MitM managed to successfully cross an interesting divide in tv, from the formative pre-internet (as we know it) era of the late 90s – the show started in January of 2000 – to the post-2001 wariness and beginnings meme-fueled culture.  This represented an overall emotionally tumultuous time, for sure, of wild swings from relative naiety to confusion and anger, which the show navigated through by… remaining the same bitter, moral-less pill it had started out as.  Malcolm was an interesting take on the dysfunctional family sitcom trope, with a close parallel being Married… With Children, minus the laugh track and with a husband and wife who actually love one another. Ostensibly focused on Malcolm (Frankie Muniz), a middle-ish child out of four, the first couple seasons allowed Malcolm to commentate to the camera (a la Dobie Gillis, or Ferris Bueller) as he episodically plucked his way through school and family travails.

Something that notably stuck out – in that it didn’t stick out – in earlier episodes is how the show didn’t fall back on easy plot elements it had established.  The main example of this is Malcolm’s intelligence.  While this is the justification for steering him to a special smart kid class, the show’s writers avoid making it a show exclusively about a smart kid, as though realizing from the start how great of a cast they’d scored, such that no tonal back-pedaling was required when the show started to branch out and let any given family member carry an episode.

Meanwhile, Malcolm was the only one who could acknowledge the camera, another example of the show’s stability.  The family is always poor, always at  odds with one another, and always subverting any given lesson learned for some type of self-service.  Perhaps the most “growth” comes from eldest brother Francis, who grows up mostly off-screen through military school and then various odd jobs (and yet is still plenty capable of being the star of whole episodes or plot lines), but the moment that maturity is acknowledged, he’s back to bickering with mom or advising his brothers on a scheme.

The show’s willingness to stretch to all forms of comedy is also a boon, making any venture fresh with possibilities.  It might get gross, go underplayed, go really goofy or surprisingly straight – but have no doubt there’ll be X other gags to back it up regardless.   Along these lines, this was a very game cast: Indulging in every iteration of a pratfall and dragged through / splashed by a million combinations of gunk, no one, main cast or side character, is above their role: they all come across as an imperfect mess, full willing to be whatever the show needs them to be (within the well-defined constants of their roles) to best serve a laugh.

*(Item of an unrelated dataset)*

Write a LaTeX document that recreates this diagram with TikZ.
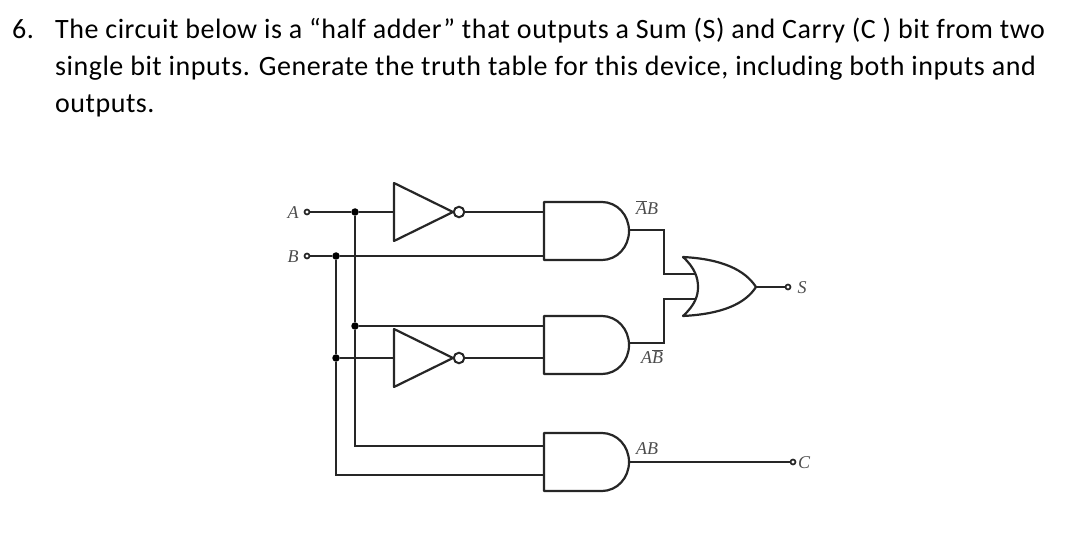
\documentclass[tikz,border=0pt]{standalone}
\usepackage{fontspec}
\setmainfont[LetterSpace=1.9]{Carlito}
\newfontfamily\lblfont{Liberation Serif}
\newcommand{\lb}[1]{{\lblfont\itshape #1}}
\newcommand{\ovl}[1]{$\overline{\hbox{\lblfont\itshape #1}}$}
\tikzset{
  wire/.style={line width=2.2pt,draw=black!85},
  gate/.style={line width=2.2pt,draw=black!85,fill=white,line join=round},
  bubble/.style={circle,draw=black!85,line width=2pt,fill=white,minimum size=10.5pt,inner sep=0pt},
  term/.style={circle,draw=black!85,line width=1.7pt,fill=white,minimum size=5pt,inner sep=0pt},
  dotj/.style={circle,fill=black,minimum size=7.5pt,inner sep=0pt},
  body/.style={anchor=base west,inner sep=0pt,font=\fontsize{28pt}{30pt}\selectfont,text=black},
  lab/.style={inner sep=0pt,font=\fontsize{18pt}{20pt}\selectfont,text=black!70}
}
\begin{document}
\begin{tikzpicture}[x=1pt,y=-1pt]
\useasboundingbox (0,0) rectangle (1077,548);
% text
\node[body] (n6) at (12,39) {6.};
\node[body] (l1) at (55,39) {The circuit below is a “half adder” that outputs a Sum (S) and Carry (C ) bit from two};
\node[body] (l2) at (55,76) {single bit inputs. Generate the truth table for this device, including both inputs and};
\node[body] (l3) at (55,113) {outputs.};
% terminals and junctions
\node[term] (ta) at (307,212) {};
\node[term] (tb) at (307,256) {};
\node[dotj] (ja) at (355,212) {};
\node[dotj] (jb) at (336,256) {};
\node[dotj] (ja2) at (355,326) {};
\node[dotj] (jb2) at (336,358) {};
\coordinate (a3) at (355,446);
\coordinate (b3) at (336,475);
% pins
\coordinate (i1in) at (394,212);
\coordinate (i2in) at (394,358);
\coordinate (g1a) at (544,212);
\coordinate (g1b) at (544,256);
\coordinate (g2a) at (544,326);
\coordinate (g2b) at (544,358);
\coordinate (g3a) at (544,446);
\coordinate (g3b) at (544,475);
\coordinate (g1o) at (629,230);
\coordinate (g2o) at (629,343);
\coordinate (g3o) at (629,462);
\coordinate (k1) at (664,230);
\coordinate (k2) at (664,274);
\coordinate (k3) at (664,343);
\coordinate (k4) at (664,299);
\coordinate (o1) at (697,274);
\coordinate (o2) at (697,299);
\coordinate (oo) at (756,287);
\node[term] (ts) at (788,287) {};
\node[term] (tc) at (793,462) {};
% wires
\draw[wire] (ta) -- (ja) -- (i1in);
\draw[wire] (tb) -- (jb) -- (g1b);
\draw[wire] (ja) -- (ja2) -- (a3) -- (g3a);
\draw[wire] (jb) -- (jb2) -- (b3) -- (g3b);
\draw[wire] (ja2) -- (g2a);
\draw[wire] (jb2) -- (i2in);
\draw[wire] (g1o) -- (k1) -- (k2) -- (o1);
\draw[wire] (g2o) -- (k3) -- (k4) -- (o2);
\draw[wire] (g3o) -- (tc);
\draw[wire] (oo) -- (ts);
% inverters
\draw[gate] (394,183) -- (453,212) -- (394,241) -- cycle;
\node[bubble] (b1) at (459,212) {};
\draw[wire] (b1) -- (g1a);
\draw[gate] (394,329) -- (453,358) -- (394,387) -- cycle;
\node[bubble] (b2) at (459,358) {};
\draw[wire] (b2) -- (g2b);
% AND gates
\draw[gate] (544,202) -- (602,202) .. controls (617,202) and (629,215) .. (629,231) .. controls (629,247) and (617,260) .. (602,260) -- (544,260) -- cycle;
\draw[gate] (544,316) -- (602,316) .. controls (617,316) and (629,329) .. (629,345) .. controls (629,361) and (617,374) .. (602,374) -- (544,374) -- cycle;
\draw[gate] (544,433) -- (602,433) .. controls (617,433) and (629,446) .. (629,462) .. controls (629,478) and (617,491) .. (602,491) -- (544,491) -- cycle;
% OR gate
\draw[gate] (683,257) .. controls (722,259) and (745,270) .. (756,287)
  .. controls (745,304) and (722,314) .. (683,316)
  .. controls (695,305) and (698,296) .. (698,287)
  .. controls (698,278) and (695,268) .. (683,257) -- cycle;
% labels
\node[lab] (la) at (293,213) {\lb{A}};
\node[lab] (lbb) at (293,257) {\lb{B}};
\node[lab] (ls) at (802,288) {\lb{S}};
\node[lab] (lc) at (804,463) {\lb{C}};
\node[lab] (n1) at (647,208) {\ovl{A}\lb{B}};
\node[lab] (n2) at (652,357) {\lb{A}\ovl{B}};
\node[lab] (n3) at (647,449) {\lb{AB}};
\end{tikzpicture}
\end{document}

So, yes: It’s constantly hilarious, and always entertaining.  And yet we see a docked star, and thus must ask: Why?

Well, while praising the show’s stability, there’s equally a missed potential for some gags that could’ve been built on over time, without sacrificing the show’s core tenets of, like, characters never betraying their own quirks.  They did a fair job of this early on, with Francis’ military school antics, neighbor Joe’s accidents, and a pet hamster gag – background churn that kept the world feeling cohesive – but later seasons would remain firmly episodic in terms of references, to the extent that some things start to feel like they happen in a vacuum.  The show is first and foremost a comedy, so it’s not a horrible crime, but Malcolm seems like he’s almost in college forever, or as somewhat opposite example, the family’s jobless woes at one point just seem to disappear.  If the show hadn’t started with a foot toward ongoing plotlines, it might not have been as noticeable, but there were multiple opportunities to reference an old gag that flew by, and again, it just felt like a missed opportunity.

But you go back to that 150 episode track record, which is something my favorite shows (Almost Sunny, Ren and Stimpy) can’t come near boasting.  Malcolm in the Middle is thus – by them scientific numbers! – one of the greatest comedies to date.  For an extra kick, watch it after binging breaking bad to appreciate how awesome Bryan Cranston is.